Research
Landscape architecture research in Canada is as diverse as the country’s topography. The landscape is a complex cultural and environmental entity that is in a constant state of flux. Resource extraction and site contamination have impacted our varied regional and urban contexts. These problems occur, at different scales, across the country and there is a wealth of knowledge held in separate institutions. Furthermore, our historical use of the land, and population and climate fluctuations including urban growth influence how we evaluate the health/well-being of the land and its users and design for the future. Our hope is that this design research network will unite researchers with a common interest in the landscape to appraise and generate methodologies and projects related to shared research questions. The Land|Terre Design Research Network (LT Design Research Network) is a forum for Canadian landscape research.
Our hope is that this landscape design research network will unite researchers with a common interest in the Canadian landscape to collaborate, sharing methods processes and projects related to shared research questions.
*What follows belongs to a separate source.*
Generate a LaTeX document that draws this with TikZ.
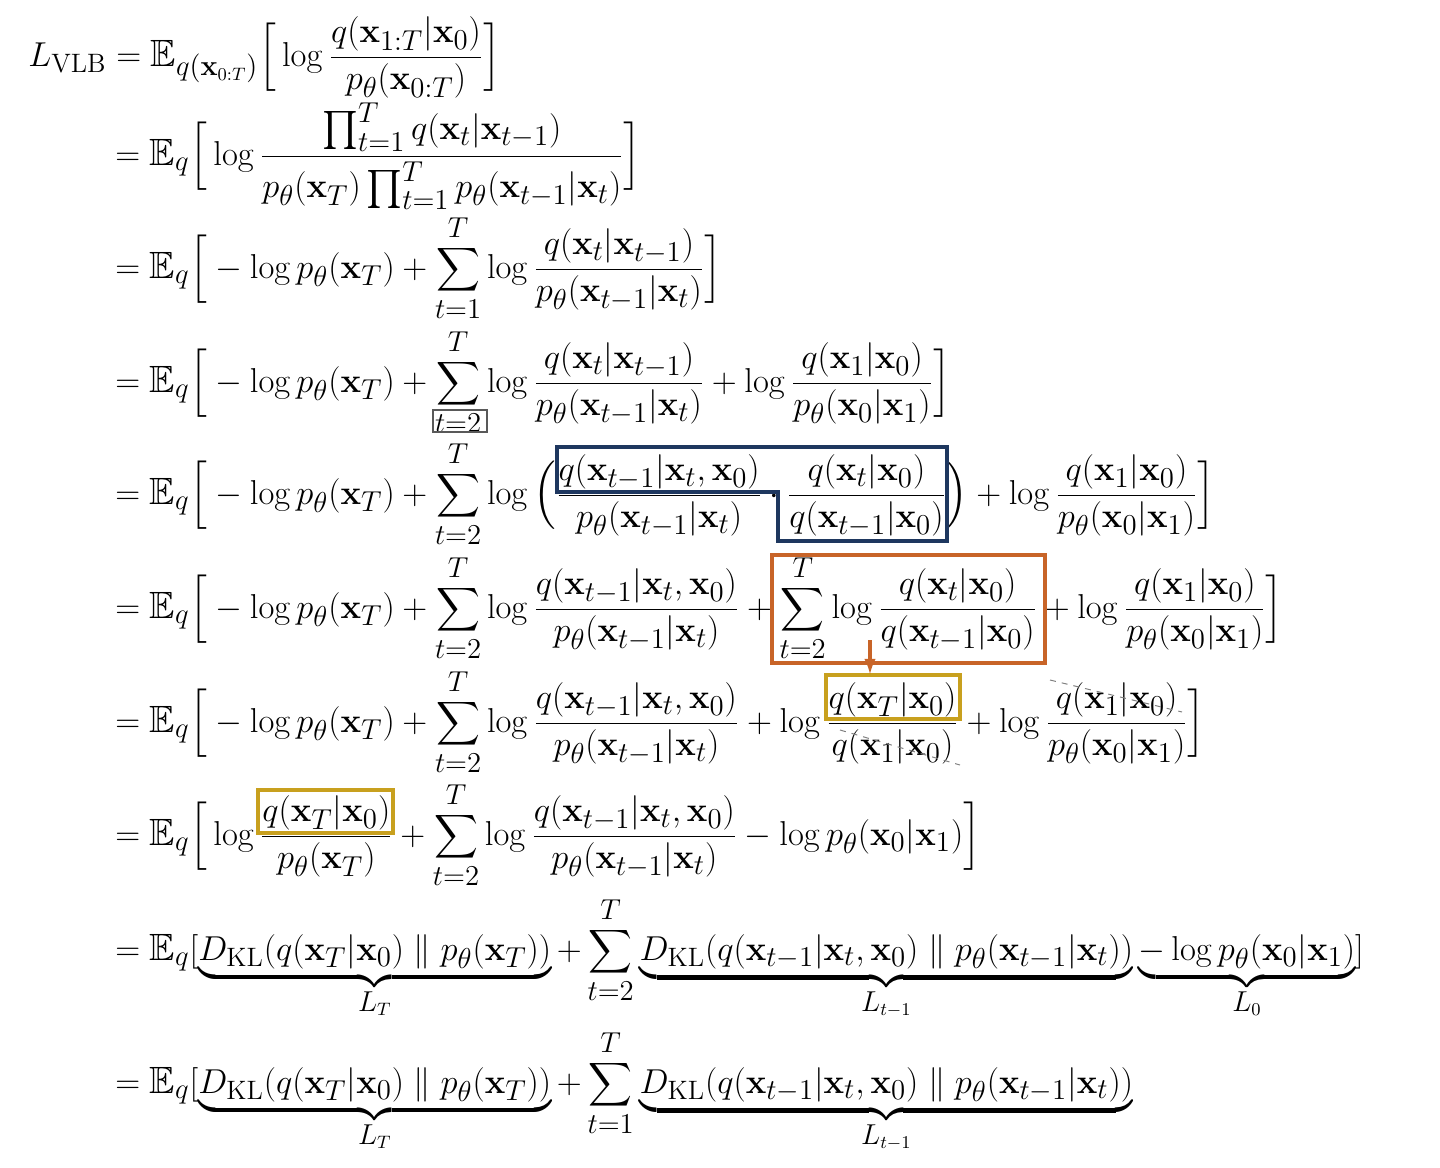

The country’s landscape architecture schools are housed in different disciplinary faculties, offering an immediate opportunity to expand the network into interdisciplinary research. Researchers address complex cultural and environmental issues that bridge social, cultural, scientific, political and economic knowledge. Collaboration is crucial. Academics and practitioners arrive at the discipline with backgrounds ranging from arts and philosophy to pure and technical science. The approaches to such a multi-faceted discipline vary widely as well. Methodologies in landscape architecture research include analyzing great public spaces (Tate and Eaton, 2015) and associating health benefits of risk for children at play (Brussoni, Ishikawa, Brunelle, and Herrington, 2017). They include how landscapes change over time using morphological analysis (Sandalack and Uribe 2016, Landman 2015, North 2012), and sustainable futures (Landman 2015). Research methods also contribute to contemporary theory (North 2018), the evaluation of modern landscape heritage (Valois 2012, Valois 2015) and making sense of place by analyzing photographs (Braiden, 2016).